### What the task asks
Write out the material again word for word, dropping any images it holds.
### Collected data ###
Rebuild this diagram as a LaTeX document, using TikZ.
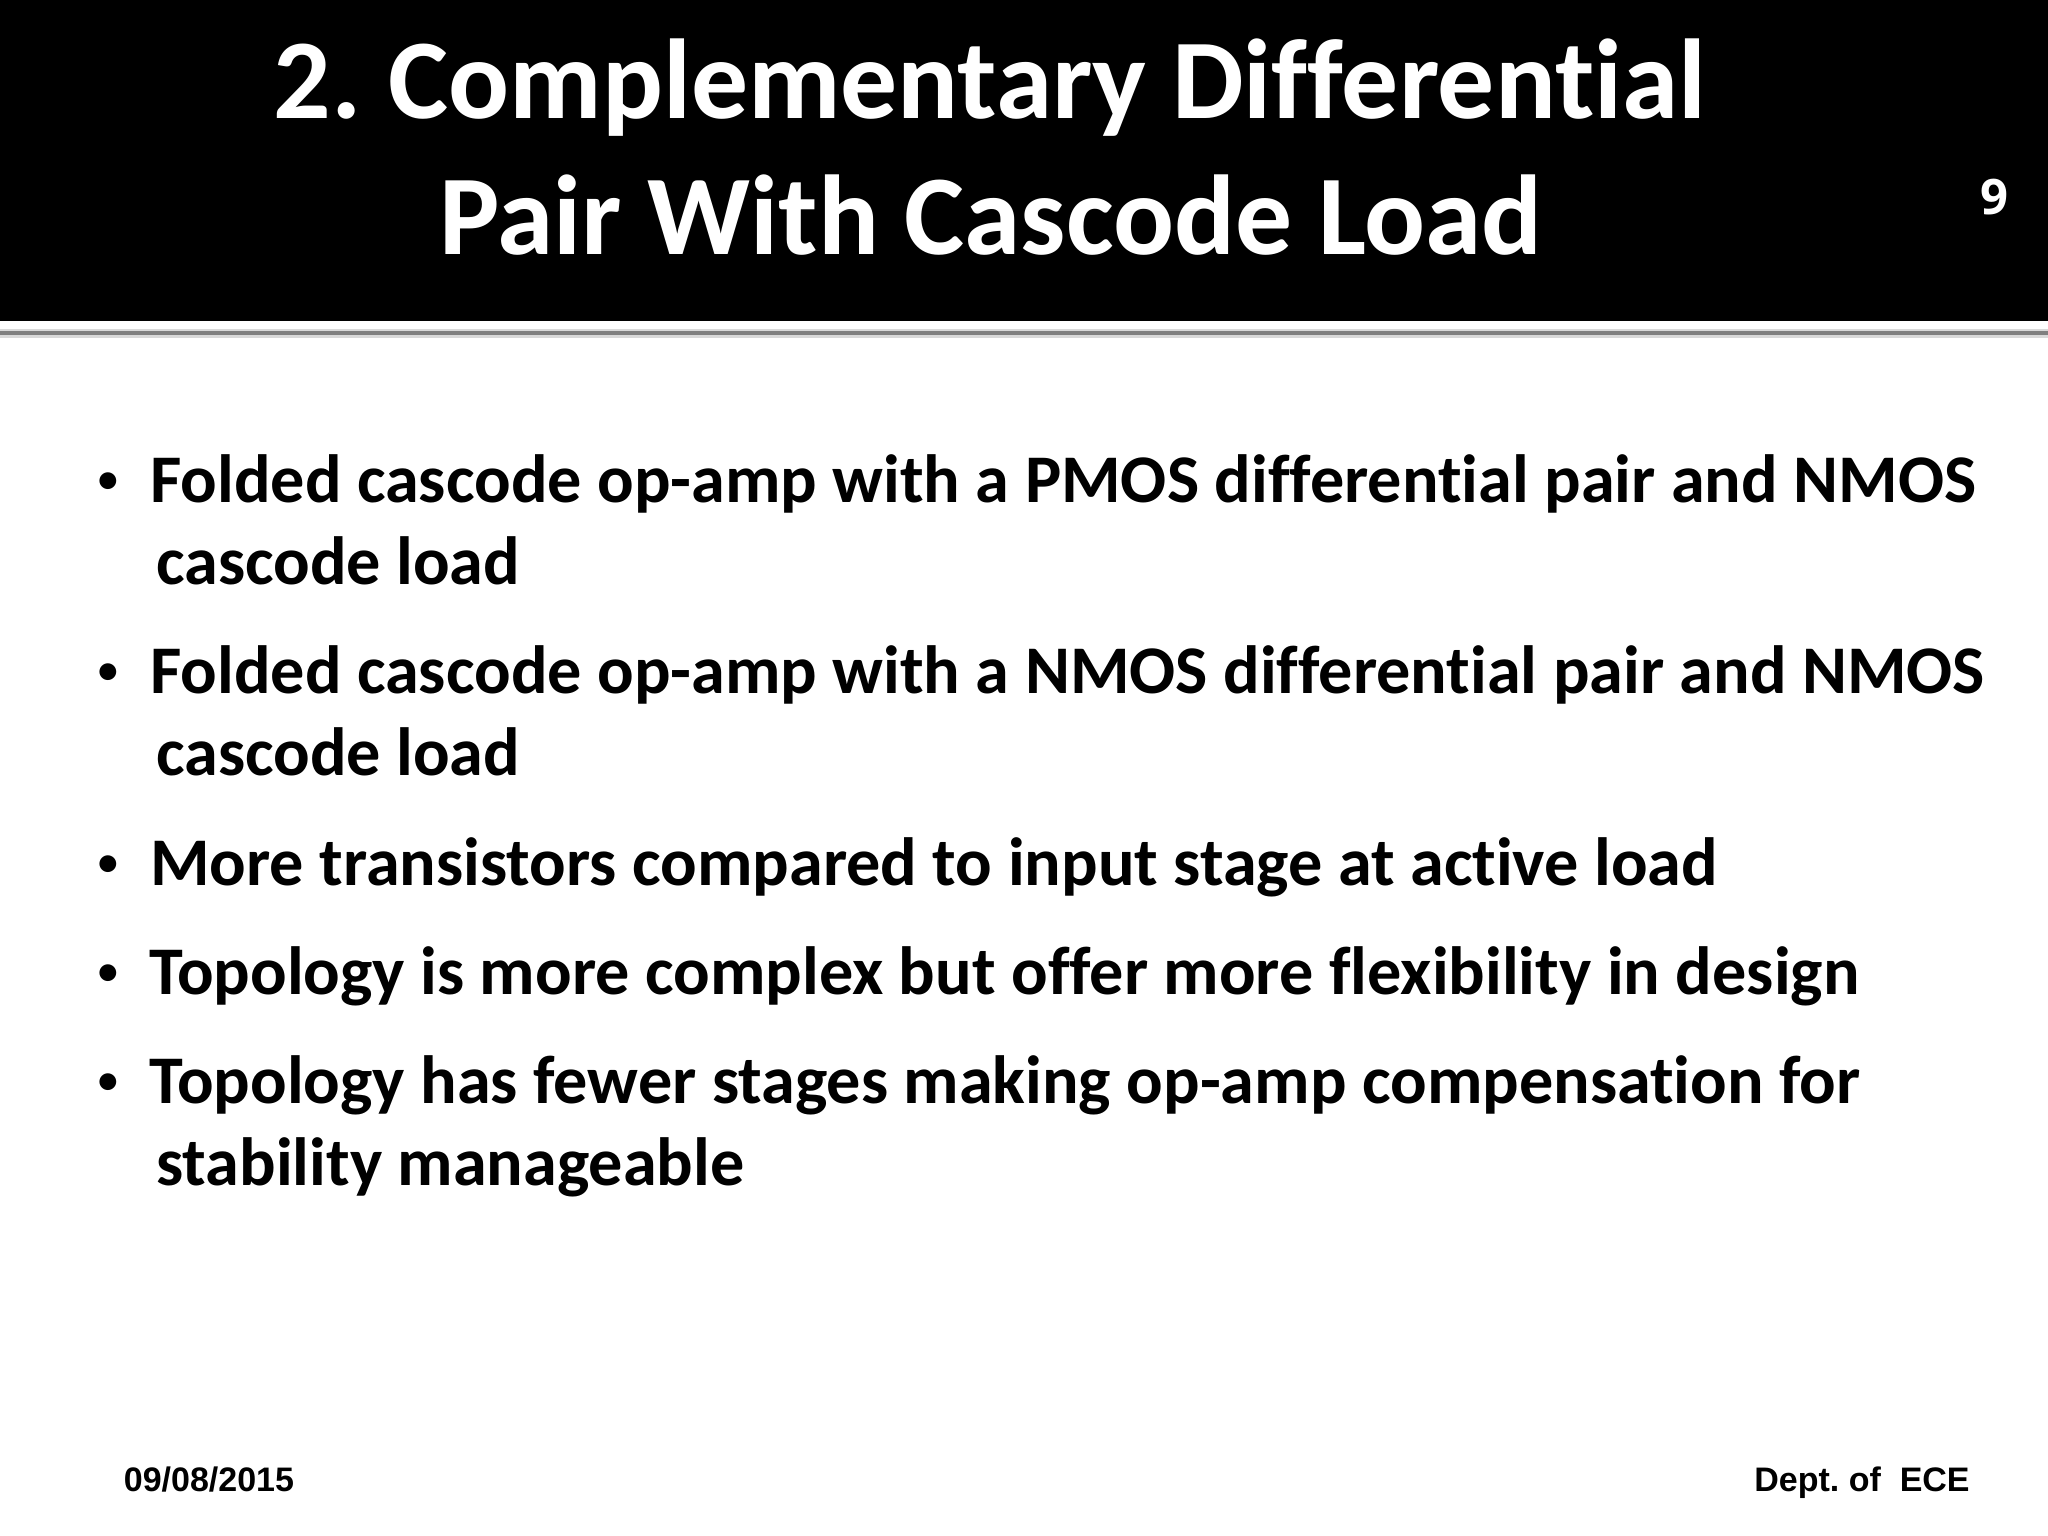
\documentclass[tikz,border=0pt]{standalone}
\usepackage{fontspec}
\setmainfont[Ligatures=NoCommon,Numbers=Lining]{Carlito}
\newfontfamily\footfont{Liberation Sans}
\newfontfamily\pagefont{Open Sans}
\frenchspacing
\tikzset{
  titleline/.style={anchor=base,text=white,font=\fontsize{113.6pt}{113.6pt}\selectfont\bfseries,inner sep=0pt},
  bodyline/.style={anchor=base west,font=\fontsize{68.2pt}{68.2pt}\selectfont\bfseries,inner sep=0pt},
  bulletmark/.style={anchor=base west,font=\fontsize{47.5pt}{47.5pt}\selectfont,inner sep=0pt},
  footline/.style={anchor=base,font=\footfont\fontsize{34pt}{34pt}\selectfont\bfseries,inner sep=0pt}
}
\begin{document}
\begin{tikzpicture}[x=1pt,y=-1pt]
  \useasboundingbox (0,0) rectangle (2048,1536);
  % header band
  \fill[black] (0,0) rectangle (2048,321);
  \fill[black!15] (0,329) rectangle (2048,338);
  \fill[black!50] (0,331) rectangle (2048,335);
  \node[titleline] (title1) at (990,119) {2.\hspace{1.5pt} Complementary Differential};
  \node[titleline] (title2) at (991,254) {Pair With Cascode Load};
  \node[anchor=base,text=white,font=\pagefont\fontsize{49pt}{49pt}\selectfont\bfseries,inner sep=0pt] (pagenum) at (1994,214) {9};
  % bullets
  \node[bulletmark] (b1) at (96,494) {•};
  \node[bodyline] (t1) at (150,502) {Folded cascode op-amp with a PMOS differential pair and NMOS};
  \node[bodyline] (t1b) at (156,584) {cascode load};
  \node[bulletmark] (b2) at (96,685) {•};
  \node[bodyline] (t2) at (150,693) {Folded cascode op-amp with a NMOS differential pair and NMOS};
  \node[bodyline] (t2b) at (156,775) {cascode load};
  \node[bulletmark] (b3) at (96,877) {•};
  \node[bodyline] (t3) at (150,885) {More transistors compared to input stage at active load};
  \node[bulletmark] (b4) at (96,986) {•};
  \node[bodyline] (t4) at (149,994) {Topology is more complex but offer more flexibility in design};
  \node[bulletmark] (b5) at (96,1095) {•};
  \node[bodyline] (t5) at (149,1103) {Topology has fewer stages making op-amp compensation for};
  \node[bodyline] (t5b) at (156,1185) {stability manageable};
  % footer
  \node[footline] (datefoot) at (209,1491) {09/08/2015};
  \node[footline] (deptfoot) at (1862,1491) {Dept. of\ \ ECE};
\end{tikzpicture}
\end{document}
###
### Solution for this problem
Rebuild this diagram as a LaTeX document, using TikZ.
\documentclass[tikz,border=0pt]{standalone}
\usepackage{fontspec}
\setmainfont[Ligatures=NoCommon,Numbers=Lining]{Carlito}
\newfontfamily\footfont{Liberation Sans}
\newfontfamily\pagefont{Open Sans}
\frenchspacing
\tikzset{
  titleline/.style={anchor=base,text=white,font=\fontsize{113.6pt}{113.6pt}\selectfont\bfseries,inner sep=0pt},
  bodyline/.style={anchor=base west,font=\fontsize{68.2pt}{68.2pt}\selectfont\bfseries,inner sep=0pt},
  bulletmark/.style={anchor=base west,font=\fontsize{47.5pt}{47.5pt}\selectfont,inner sep=0pt},
  footline/.style={anchor=base,font=\footfont\fontsize{34pt}{34pt}\selectfont\bfseries,inner sep=0pt}
}
\begin{document}
\begin{tikzpicture}[x=1pt,y=-1pt]
  \useasboundingbox (0,0) rectangle (2048,1536);
  % header band
  \fill[black] (0,0) rectangle (2048,321);
  \fill[black!15] (0,329) rectangle (2048,338);
  \fill[black!50] (0,331) rectangle (2048,335);
  \node[titleline] (title1) at (990,119) {2.\hspace{1.5pt} Complementary Differential};
  \node[titleline] (title2) at (991,254) {Pair With Cascode Load};
  \node[anchor=base,text=white,font=\pagefont\fontsize{49pt}{49pt}\selectfont\bfseries,inner sep=0pt] (pagenum) at (1994,214) {9};
  % bullets
  \node[bulletmark] (b1) at (96,494) {•};
  \node[bodyline] (t1) at (150,502) {Folded cascode op-amp with a PMOS differential pair and NMOS};
  \node[bodyline] (t1b) at (156,584) {cascode load};
  \node[bulletmark] (b2) at (96,685) {•};
  \node[bodyline] (t2) at (150,693) {Folded cascode op-amp with a NMOS differential pair and NMOS};
  \node[bodyline] (t2b) at (156,775) {cascode load};
  \node[bulletmark] (b3) at (96,877) {•};
  \node[bodyline] (t3) at (150,885) {More transistors compared to input stage at active load};
  \node[bulletmark] (b4) at (96,986) {•};
  \node[bodyline] (t4) at (149,994) {Topology is more complex but offer more flexibility in design};
  \node[bulletmark] (b5) at (96,1095) {•};
  \node[bodyline] (t5) at (149,1103) {Topology has fewer stages making op-amp compensation for};
  \node[bodyline] (t5b) at (156,1185) {stability manageable};
  % footer
  \node[footline] (datefoot) at (209,1491) {09/08/2015};
  \node[footline] (deptfoot) at (1862,1491) {Dept. of\ \ ECE};
\end{tikzpicture}
\end{document}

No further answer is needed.